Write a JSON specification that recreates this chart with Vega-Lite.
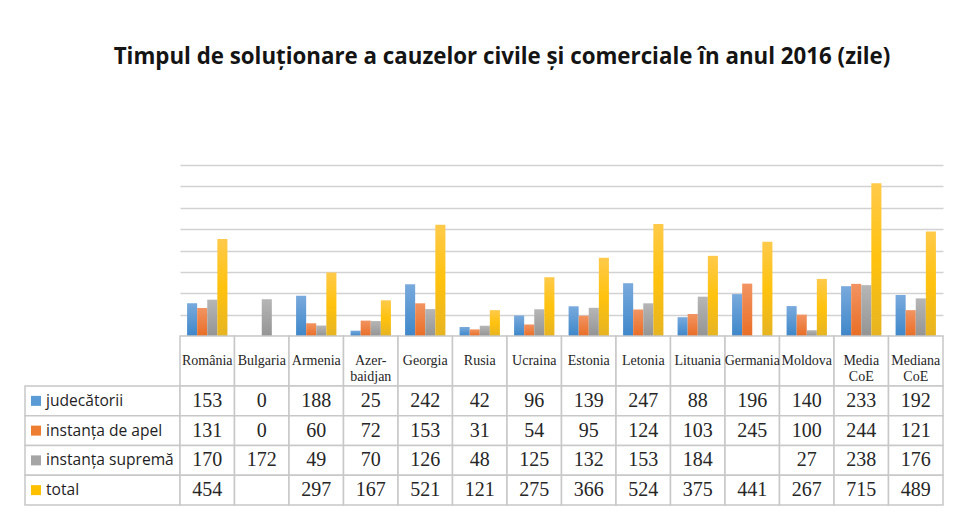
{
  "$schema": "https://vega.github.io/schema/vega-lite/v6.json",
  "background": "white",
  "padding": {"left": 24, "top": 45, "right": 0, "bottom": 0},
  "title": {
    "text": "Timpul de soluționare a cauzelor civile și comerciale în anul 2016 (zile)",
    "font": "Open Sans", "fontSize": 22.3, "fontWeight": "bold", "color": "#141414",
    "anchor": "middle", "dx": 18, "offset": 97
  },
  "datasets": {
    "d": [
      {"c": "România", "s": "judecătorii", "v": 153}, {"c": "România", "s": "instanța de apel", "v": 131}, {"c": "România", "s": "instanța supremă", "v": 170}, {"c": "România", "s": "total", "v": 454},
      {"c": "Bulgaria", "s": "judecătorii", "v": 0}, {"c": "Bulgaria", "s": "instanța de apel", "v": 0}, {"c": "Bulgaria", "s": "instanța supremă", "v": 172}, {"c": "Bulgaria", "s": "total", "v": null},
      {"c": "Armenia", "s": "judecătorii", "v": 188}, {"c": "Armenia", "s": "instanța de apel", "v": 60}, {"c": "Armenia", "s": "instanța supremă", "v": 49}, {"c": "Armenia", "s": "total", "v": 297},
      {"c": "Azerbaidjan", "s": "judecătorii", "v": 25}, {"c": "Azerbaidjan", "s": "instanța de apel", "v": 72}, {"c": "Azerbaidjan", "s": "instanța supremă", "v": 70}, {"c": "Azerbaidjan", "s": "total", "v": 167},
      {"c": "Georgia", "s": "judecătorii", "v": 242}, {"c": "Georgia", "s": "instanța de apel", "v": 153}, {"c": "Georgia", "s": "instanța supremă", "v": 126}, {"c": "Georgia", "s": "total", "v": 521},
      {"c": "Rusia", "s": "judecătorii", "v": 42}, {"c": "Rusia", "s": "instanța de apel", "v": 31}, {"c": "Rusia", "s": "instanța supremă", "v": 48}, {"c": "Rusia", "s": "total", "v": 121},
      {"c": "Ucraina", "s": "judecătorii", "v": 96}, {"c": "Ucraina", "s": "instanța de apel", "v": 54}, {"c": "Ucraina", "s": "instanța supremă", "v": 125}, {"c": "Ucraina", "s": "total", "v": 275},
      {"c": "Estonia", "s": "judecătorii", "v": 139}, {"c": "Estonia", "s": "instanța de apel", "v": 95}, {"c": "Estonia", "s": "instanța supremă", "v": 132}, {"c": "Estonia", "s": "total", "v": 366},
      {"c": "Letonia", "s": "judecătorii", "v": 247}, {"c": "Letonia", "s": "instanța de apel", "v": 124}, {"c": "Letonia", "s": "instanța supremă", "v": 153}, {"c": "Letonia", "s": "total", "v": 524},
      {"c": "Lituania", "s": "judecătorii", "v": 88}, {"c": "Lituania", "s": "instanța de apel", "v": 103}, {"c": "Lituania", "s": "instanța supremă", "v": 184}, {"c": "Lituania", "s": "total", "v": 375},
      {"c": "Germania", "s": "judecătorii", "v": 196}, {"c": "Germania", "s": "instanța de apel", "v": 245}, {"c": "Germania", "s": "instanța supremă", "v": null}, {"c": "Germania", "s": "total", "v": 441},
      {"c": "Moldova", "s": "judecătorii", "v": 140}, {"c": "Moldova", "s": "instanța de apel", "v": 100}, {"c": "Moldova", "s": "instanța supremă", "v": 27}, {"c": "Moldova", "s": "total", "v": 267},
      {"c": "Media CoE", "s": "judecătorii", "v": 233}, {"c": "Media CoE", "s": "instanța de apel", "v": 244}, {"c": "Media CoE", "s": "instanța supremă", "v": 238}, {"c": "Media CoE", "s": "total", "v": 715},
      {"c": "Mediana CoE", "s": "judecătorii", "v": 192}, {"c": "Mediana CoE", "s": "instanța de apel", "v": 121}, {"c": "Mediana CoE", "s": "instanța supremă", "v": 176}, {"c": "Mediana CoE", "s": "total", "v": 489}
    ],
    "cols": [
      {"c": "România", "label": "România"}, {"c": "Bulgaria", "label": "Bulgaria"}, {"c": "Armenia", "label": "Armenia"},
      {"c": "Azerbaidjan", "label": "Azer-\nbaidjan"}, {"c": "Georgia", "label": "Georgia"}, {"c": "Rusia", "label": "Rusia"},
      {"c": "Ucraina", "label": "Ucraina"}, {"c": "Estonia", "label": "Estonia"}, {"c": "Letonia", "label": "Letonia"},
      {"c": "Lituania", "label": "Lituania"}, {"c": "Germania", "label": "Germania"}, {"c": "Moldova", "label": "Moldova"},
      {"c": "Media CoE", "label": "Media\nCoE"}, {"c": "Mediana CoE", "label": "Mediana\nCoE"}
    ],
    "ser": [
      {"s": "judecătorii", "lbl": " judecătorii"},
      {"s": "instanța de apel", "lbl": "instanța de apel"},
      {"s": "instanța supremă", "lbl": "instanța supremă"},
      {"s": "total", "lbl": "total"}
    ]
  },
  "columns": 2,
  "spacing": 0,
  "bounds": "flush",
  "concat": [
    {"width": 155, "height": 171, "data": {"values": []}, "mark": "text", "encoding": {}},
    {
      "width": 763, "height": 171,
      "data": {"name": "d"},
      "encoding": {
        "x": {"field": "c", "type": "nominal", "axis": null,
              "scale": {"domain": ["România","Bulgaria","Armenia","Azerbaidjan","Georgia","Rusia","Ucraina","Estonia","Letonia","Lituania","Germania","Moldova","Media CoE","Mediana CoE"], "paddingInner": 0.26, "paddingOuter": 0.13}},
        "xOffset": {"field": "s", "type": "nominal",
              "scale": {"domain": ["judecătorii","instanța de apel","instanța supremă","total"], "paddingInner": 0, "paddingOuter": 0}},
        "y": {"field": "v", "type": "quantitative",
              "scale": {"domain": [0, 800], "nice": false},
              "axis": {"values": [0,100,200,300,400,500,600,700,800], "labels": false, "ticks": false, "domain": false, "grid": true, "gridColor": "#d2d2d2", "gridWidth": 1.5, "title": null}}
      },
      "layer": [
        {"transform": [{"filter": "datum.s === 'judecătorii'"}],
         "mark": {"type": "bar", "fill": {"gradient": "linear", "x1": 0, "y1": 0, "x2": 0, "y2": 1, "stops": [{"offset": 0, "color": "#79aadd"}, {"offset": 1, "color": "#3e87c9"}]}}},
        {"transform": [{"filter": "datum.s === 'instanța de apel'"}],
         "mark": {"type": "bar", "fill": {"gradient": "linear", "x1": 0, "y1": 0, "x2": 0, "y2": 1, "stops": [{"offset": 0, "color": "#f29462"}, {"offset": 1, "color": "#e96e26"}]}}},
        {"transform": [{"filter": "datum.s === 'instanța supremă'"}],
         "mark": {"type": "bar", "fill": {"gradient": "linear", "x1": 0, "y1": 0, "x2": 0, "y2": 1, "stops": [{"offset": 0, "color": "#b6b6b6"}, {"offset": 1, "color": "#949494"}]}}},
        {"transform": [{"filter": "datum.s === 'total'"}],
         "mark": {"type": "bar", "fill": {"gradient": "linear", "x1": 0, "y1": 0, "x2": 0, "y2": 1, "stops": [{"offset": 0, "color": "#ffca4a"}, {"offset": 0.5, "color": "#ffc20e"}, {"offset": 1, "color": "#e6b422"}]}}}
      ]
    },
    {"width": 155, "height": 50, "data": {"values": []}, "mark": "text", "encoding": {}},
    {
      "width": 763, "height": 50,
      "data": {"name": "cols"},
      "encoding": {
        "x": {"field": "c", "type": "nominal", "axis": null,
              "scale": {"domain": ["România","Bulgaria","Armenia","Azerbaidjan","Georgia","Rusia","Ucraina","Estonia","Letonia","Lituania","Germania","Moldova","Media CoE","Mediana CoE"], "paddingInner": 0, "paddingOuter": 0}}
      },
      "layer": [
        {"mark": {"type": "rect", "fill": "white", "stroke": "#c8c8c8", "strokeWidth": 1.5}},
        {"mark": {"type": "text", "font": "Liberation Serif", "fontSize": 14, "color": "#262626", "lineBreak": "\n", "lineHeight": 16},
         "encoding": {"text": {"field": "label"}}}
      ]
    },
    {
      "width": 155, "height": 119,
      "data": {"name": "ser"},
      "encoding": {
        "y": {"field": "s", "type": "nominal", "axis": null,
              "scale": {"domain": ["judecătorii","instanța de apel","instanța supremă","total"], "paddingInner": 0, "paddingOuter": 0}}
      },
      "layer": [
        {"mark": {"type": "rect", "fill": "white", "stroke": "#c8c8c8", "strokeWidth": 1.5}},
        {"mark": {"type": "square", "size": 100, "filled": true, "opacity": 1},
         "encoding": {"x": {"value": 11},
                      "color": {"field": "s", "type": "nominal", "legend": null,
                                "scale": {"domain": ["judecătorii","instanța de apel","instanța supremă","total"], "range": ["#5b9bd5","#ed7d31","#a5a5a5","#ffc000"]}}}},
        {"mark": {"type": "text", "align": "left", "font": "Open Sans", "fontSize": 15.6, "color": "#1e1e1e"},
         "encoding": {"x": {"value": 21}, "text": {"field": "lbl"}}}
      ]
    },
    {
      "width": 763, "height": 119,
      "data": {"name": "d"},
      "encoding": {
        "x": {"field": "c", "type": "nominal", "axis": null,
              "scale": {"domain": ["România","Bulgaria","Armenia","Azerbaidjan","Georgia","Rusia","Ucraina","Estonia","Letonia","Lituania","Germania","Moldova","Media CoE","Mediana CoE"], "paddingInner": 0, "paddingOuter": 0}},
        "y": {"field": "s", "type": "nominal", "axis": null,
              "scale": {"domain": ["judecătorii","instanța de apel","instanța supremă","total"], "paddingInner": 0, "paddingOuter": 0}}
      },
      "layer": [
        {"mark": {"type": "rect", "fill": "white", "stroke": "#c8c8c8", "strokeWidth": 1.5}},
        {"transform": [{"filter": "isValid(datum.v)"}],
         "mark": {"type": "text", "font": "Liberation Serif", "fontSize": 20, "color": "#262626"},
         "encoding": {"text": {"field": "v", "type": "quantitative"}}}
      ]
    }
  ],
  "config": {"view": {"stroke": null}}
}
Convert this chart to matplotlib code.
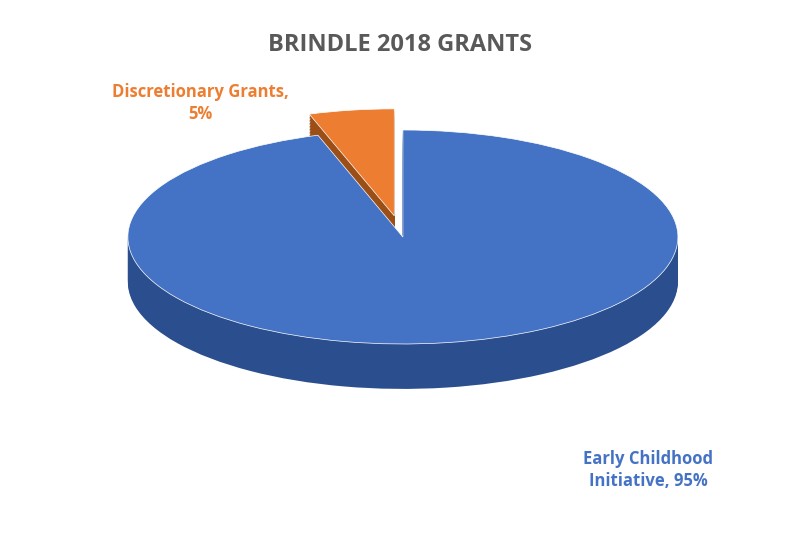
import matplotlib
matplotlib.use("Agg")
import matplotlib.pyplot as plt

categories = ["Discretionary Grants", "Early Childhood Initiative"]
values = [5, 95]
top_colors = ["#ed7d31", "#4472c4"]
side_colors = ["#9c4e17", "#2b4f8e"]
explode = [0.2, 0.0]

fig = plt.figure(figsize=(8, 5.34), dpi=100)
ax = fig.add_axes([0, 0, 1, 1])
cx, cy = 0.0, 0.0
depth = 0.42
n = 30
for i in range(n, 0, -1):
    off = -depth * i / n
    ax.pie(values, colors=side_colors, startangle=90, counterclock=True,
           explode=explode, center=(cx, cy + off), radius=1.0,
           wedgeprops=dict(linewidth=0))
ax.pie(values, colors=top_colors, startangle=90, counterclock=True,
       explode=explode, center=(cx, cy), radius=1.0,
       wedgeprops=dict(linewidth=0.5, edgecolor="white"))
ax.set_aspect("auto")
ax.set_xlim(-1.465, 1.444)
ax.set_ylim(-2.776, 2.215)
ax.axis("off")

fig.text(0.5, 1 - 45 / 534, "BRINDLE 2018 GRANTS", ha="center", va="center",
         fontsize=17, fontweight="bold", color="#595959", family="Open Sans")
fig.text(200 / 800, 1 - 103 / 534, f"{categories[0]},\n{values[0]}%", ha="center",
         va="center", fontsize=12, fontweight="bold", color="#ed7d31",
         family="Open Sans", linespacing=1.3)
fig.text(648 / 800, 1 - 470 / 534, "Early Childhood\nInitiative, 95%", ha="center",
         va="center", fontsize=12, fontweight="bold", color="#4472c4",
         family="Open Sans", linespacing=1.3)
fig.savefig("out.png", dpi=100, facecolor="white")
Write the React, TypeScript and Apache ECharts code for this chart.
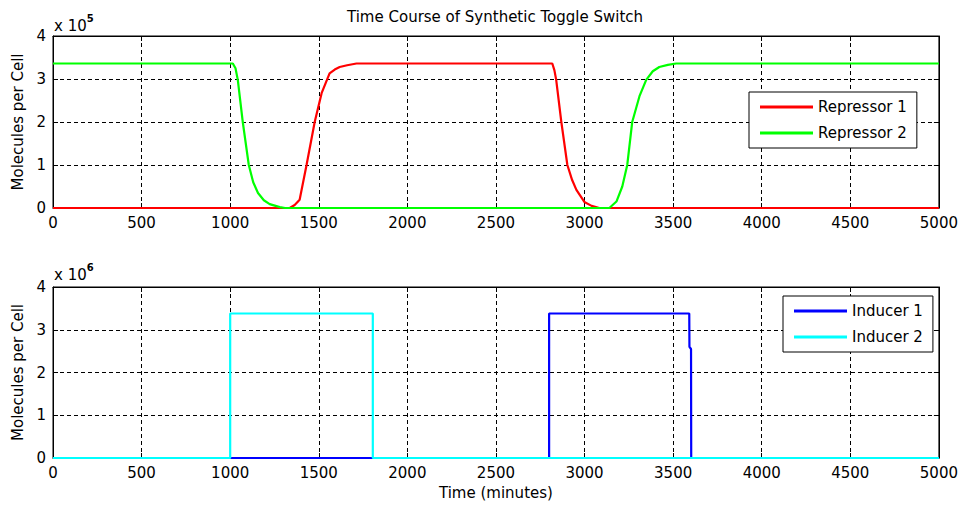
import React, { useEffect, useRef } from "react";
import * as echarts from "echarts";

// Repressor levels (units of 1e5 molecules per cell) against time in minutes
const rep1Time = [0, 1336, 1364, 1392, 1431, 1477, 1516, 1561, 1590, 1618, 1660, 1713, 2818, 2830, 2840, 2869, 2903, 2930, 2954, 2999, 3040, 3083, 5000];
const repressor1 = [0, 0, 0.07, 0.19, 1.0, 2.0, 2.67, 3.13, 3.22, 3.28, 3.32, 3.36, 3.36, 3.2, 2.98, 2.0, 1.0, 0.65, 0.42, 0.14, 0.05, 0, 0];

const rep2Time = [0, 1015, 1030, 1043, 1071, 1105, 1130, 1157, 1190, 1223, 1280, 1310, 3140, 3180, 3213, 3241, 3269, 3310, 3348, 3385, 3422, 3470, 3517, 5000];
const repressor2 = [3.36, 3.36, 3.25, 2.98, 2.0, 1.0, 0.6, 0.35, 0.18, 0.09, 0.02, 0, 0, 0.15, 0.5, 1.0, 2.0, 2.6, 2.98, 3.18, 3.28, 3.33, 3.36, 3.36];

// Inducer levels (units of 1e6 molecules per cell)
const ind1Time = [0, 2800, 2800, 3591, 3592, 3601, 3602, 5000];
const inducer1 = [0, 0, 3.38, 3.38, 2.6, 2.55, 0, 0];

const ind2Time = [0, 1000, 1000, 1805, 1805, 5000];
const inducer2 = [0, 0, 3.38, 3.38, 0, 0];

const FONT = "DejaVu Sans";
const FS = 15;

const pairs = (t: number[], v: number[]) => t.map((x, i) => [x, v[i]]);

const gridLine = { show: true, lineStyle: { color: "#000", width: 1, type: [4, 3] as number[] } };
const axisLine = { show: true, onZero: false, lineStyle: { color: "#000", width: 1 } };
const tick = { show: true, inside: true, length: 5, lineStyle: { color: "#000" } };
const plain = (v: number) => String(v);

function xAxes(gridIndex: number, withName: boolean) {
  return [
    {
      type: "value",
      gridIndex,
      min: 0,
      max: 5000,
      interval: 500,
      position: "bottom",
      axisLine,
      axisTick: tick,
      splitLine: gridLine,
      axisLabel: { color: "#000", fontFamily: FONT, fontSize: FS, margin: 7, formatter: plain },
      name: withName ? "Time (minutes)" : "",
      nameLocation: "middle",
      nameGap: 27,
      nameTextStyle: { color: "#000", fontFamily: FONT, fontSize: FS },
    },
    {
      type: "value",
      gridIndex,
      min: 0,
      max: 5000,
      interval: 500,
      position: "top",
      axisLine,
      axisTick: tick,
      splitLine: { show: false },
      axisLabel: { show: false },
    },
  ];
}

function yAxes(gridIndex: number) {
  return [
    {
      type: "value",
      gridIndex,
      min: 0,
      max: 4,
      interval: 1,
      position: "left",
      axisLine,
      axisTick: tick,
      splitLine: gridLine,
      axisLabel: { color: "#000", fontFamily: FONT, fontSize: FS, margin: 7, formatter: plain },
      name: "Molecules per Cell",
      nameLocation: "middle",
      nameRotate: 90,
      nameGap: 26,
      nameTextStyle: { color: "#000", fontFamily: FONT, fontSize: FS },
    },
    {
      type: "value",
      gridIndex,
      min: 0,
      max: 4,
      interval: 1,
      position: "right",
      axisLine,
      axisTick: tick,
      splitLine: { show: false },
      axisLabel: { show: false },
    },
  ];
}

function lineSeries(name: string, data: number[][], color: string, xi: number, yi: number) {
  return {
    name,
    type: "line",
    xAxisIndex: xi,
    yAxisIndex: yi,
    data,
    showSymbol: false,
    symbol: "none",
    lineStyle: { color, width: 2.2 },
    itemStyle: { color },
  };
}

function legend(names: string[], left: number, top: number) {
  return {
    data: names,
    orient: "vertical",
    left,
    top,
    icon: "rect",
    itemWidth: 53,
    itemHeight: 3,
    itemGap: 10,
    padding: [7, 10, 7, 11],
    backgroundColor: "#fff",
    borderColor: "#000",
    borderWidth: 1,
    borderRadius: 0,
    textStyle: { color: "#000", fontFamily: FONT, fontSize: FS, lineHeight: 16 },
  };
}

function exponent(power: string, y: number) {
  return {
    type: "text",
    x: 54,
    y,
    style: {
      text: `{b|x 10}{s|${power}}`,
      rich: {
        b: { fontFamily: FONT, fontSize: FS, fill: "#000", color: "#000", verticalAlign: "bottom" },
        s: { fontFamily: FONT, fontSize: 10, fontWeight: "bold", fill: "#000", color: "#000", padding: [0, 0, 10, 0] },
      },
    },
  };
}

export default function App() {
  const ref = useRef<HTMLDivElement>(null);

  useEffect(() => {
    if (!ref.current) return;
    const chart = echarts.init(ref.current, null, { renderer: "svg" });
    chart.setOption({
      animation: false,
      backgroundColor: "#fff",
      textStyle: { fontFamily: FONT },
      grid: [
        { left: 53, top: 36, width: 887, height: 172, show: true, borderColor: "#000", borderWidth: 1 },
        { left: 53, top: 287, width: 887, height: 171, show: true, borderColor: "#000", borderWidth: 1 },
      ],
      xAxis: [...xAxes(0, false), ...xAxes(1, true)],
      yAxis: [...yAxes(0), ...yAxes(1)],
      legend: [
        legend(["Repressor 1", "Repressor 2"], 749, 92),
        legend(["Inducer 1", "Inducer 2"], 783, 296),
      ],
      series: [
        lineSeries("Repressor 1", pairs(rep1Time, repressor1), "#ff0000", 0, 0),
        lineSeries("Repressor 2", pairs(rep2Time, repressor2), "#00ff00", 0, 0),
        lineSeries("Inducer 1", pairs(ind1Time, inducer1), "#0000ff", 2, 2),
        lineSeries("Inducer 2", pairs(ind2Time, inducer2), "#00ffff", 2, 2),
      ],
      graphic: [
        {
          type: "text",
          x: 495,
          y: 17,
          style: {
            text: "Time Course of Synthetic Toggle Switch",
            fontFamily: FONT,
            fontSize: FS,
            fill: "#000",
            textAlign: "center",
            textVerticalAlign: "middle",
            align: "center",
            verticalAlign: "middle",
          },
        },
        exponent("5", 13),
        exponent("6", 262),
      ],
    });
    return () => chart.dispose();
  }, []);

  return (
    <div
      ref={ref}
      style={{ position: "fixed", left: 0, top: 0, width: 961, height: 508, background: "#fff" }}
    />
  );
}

________________________

* **YOUR INSTRUCTIONS**: Pick out and copy every line that contains the word "Write".

* **WRITTEN REPLY**:
Write a JSON specification that recreates this chart with Vega-Lite.
Write the React, TypeScript and Apache ECharts code for this chart.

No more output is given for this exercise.